[START OF DATA SUPPLIED]

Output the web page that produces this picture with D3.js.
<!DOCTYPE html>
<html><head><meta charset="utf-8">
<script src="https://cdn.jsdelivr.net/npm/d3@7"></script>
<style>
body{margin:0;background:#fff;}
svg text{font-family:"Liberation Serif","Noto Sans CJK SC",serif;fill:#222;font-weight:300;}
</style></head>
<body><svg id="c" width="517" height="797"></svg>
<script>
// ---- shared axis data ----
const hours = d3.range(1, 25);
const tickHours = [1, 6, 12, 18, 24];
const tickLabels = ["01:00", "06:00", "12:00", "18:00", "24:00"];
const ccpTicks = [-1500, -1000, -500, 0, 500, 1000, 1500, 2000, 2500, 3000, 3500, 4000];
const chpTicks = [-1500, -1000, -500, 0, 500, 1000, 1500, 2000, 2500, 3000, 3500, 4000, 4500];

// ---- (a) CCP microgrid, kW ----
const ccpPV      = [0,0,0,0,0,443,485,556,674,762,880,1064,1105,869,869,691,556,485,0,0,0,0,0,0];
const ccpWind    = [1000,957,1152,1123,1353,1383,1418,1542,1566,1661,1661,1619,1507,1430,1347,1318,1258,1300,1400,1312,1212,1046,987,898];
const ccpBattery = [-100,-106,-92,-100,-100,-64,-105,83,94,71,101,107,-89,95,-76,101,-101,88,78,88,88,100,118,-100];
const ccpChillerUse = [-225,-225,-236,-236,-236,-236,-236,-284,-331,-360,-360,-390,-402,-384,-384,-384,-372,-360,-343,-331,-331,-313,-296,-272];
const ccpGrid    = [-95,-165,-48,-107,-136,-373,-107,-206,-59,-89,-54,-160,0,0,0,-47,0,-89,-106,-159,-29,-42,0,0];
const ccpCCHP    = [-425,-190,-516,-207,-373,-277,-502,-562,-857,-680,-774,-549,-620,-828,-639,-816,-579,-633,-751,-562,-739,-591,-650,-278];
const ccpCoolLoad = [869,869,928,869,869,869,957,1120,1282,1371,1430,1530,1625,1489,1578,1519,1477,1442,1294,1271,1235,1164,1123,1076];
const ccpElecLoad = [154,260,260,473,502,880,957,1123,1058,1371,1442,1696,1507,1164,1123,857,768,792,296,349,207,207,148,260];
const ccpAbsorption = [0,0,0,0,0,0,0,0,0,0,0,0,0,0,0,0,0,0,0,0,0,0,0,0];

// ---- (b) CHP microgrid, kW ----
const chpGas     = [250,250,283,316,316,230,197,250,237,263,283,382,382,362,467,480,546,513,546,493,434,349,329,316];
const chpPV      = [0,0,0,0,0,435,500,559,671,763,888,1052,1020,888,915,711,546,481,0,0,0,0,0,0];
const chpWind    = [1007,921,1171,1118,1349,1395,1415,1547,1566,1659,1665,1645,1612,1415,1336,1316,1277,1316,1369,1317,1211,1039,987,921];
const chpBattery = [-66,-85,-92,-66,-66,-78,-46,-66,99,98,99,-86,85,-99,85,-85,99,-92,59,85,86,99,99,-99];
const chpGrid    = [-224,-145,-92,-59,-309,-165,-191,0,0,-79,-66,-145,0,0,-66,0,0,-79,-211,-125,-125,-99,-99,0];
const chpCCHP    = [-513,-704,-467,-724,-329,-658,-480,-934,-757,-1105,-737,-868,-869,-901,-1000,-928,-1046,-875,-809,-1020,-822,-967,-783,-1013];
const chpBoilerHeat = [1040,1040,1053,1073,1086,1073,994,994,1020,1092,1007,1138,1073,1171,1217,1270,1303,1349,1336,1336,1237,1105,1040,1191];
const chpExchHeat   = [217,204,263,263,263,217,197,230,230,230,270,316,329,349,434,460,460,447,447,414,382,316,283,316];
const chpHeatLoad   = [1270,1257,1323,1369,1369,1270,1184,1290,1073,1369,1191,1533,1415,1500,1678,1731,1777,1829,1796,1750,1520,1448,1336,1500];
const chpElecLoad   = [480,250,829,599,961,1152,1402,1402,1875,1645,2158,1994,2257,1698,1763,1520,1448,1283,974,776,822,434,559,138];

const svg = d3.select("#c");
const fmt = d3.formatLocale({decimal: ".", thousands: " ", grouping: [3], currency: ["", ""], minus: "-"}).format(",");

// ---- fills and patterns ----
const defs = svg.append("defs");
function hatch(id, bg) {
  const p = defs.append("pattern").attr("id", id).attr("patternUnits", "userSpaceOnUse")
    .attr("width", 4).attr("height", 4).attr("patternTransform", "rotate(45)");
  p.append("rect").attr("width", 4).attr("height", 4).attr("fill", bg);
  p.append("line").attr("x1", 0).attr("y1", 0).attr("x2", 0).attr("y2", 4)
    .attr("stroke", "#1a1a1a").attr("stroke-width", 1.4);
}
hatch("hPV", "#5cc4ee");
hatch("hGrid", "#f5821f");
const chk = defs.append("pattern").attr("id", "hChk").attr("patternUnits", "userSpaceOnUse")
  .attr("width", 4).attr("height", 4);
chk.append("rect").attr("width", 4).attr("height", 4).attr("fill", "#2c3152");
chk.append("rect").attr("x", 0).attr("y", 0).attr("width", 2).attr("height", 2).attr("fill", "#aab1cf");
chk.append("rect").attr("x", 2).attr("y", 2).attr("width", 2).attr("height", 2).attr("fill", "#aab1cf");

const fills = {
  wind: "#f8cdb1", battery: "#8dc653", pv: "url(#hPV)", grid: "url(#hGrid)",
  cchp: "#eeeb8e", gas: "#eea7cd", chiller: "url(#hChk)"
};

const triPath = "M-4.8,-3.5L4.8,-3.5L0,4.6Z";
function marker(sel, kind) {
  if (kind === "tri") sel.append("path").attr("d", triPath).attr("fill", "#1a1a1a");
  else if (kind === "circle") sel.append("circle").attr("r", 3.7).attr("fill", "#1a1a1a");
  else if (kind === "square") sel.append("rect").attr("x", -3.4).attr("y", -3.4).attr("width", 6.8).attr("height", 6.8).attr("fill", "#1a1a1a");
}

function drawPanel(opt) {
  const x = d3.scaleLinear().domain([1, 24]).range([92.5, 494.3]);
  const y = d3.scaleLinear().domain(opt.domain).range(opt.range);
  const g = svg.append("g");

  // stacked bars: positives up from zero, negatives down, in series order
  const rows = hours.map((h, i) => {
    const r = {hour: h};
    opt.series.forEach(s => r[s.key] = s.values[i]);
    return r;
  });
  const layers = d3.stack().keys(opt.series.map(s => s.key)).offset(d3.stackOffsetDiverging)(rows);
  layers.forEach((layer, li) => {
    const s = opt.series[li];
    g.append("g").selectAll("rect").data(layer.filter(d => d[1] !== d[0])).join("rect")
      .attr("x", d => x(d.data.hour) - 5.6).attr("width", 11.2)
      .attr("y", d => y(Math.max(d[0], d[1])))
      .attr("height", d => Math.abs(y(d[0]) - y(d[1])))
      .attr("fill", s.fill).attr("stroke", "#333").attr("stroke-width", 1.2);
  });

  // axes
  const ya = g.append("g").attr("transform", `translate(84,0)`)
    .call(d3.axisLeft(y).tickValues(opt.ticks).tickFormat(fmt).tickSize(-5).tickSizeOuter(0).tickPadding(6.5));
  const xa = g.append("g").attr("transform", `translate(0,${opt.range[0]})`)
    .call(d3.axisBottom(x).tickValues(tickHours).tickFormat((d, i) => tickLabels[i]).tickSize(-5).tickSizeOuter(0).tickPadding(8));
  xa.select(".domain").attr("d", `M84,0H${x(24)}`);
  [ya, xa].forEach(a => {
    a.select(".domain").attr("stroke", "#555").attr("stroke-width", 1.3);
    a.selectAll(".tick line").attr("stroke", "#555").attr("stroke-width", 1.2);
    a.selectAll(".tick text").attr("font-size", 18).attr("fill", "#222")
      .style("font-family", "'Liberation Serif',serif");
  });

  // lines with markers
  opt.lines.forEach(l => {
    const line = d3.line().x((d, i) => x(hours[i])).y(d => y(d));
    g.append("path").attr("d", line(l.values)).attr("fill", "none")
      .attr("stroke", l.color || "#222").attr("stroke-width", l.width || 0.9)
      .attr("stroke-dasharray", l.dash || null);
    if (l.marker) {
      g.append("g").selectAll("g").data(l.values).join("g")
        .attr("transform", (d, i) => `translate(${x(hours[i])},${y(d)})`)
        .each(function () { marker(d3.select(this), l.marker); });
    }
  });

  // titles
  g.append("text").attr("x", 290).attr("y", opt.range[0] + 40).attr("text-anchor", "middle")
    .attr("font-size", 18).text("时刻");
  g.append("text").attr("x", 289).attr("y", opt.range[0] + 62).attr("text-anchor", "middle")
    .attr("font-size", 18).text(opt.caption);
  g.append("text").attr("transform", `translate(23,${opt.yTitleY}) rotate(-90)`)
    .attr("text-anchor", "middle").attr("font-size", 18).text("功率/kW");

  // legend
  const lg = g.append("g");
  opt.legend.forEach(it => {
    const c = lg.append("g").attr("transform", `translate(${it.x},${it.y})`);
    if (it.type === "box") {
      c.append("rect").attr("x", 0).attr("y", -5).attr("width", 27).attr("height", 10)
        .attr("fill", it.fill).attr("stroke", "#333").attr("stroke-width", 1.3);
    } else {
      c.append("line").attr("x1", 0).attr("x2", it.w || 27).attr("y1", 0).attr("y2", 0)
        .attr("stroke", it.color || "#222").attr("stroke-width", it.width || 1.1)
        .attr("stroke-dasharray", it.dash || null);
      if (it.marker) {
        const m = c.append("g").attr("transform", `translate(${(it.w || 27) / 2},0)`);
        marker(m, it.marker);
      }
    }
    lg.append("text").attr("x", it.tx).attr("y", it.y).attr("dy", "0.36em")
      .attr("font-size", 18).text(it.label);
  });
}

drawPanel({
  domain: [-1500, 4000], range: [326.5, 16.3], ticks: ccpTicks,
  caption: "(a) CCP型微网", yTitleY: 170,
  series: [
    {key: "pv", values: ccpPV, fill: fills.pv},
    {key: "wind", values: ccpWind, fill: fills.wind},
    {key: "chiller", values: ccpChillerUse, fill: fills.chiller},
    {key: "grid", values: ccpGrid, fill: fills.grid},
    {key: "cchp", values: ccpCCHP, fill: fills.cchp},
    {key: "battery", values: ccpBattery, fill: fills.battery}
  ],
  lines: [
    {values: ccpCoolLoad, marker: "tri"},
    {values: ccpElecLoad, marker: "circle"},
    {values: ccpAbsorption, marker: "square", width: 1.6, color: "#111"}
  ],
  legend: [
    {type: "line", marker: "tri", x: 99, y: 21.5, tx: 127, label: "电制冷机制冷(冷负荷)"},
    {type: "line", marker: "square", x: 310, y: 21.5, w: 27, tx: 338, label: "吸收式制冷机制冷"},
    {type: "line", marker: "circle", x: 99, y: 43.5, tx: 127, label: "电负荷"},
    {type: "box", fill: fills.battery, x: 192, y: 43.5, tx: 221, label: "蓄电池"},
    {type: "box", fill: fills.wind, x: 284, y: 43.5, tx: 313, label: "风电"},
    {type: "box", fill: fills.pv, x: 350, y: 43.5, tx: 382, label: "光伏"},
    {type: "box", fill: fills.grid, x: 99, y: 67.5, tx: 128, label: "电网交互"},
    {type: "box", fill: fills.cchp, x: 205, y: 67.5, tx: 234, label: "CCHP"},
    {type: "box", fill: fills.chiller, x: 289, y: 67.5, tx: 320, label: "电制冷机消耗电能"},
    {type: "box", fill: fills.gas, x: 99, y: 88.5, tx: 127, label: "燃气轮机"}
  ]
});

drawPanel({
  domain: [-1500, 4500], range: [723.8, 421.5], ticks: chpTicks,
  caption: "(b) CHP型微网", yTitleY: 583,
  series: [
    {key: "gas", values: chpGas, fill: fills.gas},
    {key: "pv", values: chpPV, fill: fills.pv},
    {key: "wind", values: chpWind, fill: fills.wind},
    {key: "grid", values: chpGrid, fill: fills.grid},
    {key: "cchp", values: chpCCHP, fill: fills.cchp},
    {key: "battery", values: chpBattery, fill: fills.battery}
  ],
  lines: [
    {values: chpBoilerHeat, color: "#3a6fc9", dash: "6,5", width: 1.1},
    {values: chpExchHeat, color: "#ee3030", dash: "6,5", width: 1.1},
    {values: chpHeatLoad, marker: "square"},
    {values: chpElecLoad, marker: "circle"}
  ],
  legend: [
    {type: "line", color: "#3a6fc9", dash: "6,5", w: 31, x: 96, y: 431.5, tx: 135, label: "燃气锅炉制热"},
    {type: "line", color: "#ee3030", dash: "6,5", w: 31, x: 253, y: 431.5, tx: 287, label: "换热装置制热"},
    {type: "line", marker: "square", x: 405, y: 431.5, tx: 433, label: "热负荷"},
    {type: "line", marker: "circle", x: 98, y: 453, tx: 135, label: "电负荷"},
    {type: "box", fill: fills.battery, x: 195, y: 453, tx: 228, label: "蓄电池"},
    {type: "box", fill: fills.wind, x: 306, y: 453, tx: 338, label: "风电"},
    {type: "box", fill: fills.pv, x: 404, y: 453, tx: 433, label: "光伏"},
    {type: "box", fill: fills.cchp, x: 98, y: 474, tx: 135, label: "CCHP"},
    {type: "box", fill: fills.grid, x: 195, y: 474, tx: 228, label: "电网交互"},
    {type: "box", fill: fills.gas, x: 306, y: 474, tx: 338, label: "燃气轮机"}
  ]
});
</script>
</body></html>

[END OF DATA SUPPLIED]
[START OF DATA SUPPLIED]

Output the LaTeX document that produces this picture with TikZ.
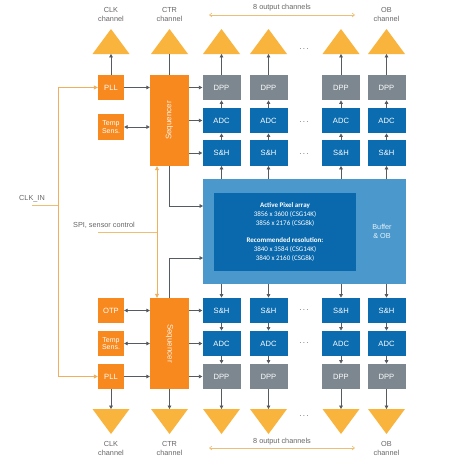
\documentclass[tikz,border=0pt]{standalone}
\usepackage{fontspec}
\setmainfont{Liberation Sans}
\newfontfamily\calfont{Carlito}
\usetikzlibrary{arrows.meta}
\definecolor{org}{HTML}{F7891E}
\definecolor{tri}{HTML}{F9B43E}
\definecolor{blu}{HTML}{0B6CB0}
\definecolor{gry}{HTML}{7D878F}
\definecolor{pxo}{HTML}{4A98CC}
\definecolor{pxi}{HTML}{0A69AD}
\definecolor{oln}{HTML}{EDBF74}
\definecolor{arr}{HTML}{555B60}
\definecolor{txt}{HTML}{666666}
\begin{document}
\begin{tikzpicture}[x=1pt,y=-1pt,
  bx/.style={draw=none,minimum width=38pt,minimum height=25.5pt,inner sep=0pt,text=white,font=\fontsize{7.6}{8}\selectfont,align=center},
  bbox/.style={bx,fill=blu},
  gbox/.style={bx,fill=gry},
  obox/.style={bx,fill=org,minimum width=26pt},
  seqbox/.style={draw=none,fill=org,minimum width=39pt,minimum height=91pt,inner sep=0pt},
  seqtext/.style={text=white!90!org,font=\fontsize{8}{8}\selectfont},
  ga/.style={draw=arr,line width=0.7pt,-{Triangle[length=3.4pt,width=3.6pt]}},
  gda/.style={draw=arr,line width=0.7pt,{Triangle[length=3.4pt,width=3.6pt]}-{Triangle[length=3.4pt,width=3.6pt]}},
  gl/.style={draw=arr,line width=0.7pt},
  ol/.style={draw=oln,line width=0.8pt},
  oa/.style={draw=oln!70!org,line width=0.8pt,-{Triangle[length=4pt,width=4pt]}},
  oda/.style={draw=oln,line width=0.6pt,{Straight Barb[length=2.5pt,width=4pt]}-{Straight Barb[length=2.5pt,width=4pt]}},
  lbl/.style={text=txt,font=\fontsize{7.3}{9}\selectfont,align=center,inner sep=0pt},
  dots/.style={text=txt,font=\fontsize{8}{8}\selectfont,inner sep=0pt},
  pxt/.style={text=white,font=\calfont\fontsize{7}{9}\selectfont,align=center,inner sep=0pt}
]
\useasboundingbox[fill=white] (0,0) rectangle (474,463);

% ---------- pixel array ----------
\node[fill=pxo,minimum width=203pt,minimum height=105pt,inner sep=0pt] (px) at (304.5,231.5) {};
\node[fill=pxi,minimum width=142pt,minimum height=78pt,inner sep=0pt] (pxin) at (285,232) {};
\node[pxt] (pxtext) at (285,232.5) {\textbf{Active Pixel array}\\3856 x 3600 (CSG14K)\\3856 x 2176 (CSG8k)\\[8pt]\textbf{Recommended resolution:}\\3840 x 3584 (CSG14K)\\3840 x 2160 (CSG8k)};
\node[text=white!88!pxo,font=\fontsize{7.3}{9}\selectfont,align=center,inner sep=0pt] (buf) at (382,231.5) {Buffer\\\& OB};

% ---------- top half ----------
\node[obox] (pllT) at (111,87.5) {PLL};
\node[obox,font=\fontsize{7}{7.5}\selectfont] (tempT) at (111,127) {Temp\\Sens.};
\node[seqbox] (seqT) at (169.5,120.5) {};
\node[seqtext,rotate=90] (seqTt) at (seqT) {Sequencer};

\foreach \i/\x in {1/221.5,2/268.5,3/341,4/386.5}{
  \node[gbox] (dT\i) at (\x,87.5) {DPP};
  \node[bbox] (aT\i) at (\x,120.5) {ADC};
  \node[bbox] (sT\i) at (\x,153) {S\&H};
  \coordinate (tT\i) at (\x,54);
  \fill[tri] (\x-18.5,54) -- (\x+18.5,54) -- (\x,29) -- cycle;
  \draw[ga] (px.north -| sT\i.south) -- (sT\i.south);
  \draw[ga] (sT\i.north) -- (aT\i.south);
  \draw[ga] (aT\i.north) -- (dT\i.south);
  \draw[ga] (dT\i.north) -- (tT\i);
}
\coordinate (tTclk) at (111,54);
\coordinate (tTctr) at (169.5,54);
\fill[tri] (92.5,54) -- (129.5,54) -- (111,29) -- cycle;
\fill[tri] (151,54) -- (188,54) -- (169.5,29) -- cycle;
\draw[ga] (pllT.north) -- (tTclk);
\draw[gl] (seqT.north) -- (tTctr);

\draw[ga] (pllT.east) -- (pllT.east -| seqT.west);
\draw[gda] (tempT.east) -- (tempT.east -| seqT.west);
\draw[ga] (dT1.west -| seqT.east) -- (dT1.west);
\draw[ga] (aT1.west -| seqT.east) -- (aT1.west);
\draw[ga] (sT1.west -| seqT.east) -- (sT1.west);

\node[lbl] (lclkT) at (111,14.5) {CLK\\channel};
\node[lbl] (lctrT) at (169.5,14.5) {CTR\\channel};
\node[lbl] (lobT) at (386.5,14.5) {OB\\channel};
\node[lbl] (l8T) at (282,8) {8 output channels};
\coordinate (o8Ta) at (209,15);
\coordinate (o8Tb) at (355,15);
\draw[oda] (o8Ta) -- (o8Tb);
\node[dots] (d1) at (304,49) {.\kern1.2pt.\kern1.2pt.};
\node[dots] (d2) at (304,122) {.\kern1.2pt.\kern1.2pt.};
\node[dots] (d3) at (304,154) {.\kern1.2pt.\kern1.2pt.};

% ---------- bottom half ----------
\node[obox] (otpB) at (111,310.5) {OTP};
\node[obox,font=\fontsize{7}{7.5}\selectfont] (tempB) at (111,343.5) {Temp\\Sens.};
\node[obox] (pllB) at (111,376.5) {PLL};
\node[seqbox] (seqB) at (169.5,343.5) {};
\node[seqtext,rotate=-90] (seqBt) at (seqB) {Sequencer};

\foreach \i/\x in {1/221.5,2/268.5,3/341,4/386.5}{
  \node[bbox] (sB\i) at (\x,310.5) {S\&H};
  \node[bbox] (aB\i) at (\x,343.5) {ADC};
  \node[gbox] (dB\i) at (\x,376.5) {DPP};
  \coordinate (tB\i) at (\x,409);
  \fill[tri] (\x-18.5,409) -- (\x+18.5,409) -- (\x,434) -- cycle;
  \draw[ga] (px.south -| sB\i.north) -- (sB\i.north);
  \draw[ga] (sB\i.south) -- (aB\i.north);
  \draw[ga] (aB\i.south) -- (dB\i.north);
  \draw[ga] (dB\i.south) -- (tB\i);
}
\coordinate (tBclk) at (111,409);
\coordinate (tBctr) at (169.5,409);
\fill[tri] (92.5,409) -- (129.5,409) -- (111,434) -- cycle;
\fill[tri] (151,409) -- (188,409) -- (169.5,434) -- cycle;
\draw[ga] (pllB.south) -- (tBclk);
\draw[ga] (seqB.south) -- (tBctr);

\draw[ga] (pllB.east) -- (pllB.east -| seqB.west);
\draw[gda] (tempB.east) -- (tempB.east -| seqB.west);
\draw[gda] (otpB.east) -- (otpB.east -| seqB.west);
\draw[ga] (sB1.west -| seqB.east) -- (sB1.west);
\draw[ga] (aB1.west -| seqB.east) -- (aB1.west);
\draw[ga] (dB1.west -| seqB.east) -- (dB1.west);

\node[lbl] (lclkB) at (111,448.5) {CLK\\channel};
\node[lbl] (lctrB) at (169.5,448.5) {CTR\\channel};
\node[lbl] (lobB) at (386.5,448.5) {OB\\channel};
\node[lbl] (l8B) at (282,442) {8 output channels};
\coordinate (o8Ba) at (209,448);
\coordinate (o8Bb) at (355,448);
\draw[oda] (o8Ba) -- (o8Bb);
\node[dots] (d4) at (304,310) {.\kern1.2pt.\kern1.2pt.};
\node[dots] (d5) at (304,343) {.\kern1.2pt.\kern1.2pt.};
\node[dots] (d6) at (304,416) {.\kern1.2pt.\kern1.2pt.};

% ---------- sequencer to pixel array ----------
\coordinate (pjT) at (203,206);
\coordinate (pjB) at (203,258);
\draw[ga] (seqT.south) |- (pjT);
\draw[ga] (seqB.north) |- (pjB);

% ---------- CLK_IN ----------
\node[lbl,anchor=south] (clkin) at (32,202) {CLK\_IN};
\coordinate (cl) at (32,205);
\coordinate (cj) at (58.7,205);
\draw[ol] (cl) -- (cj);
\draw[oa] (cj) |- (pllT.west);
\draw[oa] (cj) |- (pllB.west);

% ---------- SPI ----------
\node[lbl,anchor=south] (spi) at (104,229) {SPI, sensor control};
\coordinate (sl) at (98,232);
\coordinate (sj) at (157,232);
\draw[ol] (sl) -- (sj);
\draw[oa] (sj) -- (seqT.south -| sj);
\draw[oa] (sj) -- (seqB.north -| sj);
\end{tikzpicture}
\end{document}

[END OF DATA SUPPLIED]
[START OF DATA SUPPLIED]

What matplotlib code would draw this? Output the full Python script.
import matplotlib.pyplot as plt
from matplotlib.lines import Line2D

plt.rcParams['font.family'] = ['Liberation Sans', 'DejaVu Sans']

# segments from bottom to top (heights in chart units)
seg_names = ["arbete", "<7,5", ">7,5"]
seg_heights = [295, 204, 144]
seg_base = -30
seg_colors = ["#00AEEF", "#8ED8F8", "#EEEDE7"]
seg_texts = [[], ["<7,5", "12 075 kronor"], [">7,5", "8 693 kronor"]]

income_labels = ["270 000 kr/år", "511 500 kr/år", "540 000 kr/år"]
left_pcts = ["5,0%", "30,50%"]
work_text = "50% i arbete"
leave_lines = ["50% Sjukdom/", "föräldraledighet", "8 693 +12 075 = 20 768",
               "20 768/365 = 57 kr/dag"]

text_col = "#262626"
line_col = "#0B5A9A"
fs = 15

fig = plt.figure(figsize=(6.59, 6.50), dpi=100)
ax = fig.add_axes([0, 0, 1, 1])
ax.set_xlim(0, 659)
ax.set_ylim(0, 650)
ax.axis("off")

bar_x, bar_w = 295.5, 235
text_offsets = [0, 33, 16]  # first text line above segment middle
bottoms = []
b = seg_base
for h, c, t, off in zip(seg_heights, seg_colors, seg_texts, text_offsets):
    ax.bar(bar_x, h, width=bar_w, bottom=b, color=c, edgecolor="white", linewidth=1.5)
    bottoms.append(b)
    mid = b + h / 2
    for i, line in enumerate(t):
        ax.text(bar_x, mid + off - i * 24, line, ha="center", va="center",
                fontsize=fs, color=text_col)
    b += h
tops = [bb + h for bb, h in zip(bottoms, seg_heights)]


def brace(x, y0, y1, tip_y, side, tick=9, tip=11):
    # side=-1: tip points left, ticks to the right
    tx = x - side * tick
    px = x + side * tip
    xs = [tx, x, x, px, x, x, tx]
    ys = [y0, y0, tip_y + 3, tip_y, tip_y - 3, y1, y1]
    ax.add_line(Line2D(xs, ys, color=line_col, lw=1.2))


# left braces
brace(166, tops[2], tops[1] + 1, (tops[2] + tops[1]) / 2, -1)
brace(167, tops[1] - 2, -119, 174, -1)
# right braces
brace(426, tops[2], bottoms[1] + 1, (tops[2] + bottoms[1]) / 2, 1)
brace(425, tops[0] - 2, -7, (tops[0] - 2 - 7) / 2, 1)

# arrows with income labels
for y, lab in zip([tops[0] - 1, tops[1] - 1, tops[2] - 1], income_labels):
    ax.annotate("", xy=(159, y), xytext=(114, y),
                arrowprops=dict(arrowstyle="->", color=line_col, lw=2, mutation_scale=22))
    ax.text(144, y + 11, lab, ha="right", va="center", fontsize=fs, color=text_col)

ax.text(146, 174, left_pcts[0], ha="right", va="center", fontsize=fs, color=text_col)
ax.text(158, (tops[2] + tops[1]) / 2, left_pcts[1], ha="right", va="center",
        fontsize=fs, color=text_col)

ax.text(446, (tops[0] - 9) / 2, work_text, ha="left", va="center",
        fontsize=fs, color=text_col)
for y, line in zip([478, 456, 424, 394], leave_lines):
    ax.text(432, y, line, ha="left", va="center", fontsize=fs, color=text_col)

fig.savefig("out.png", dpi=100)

[END OF DATA SUPPLIED]

(WHAT YOU WILL DO):
In the listing, how many lines hold "produces"? Answer with a bare number.

(ANSWER TO THIS TASK):
2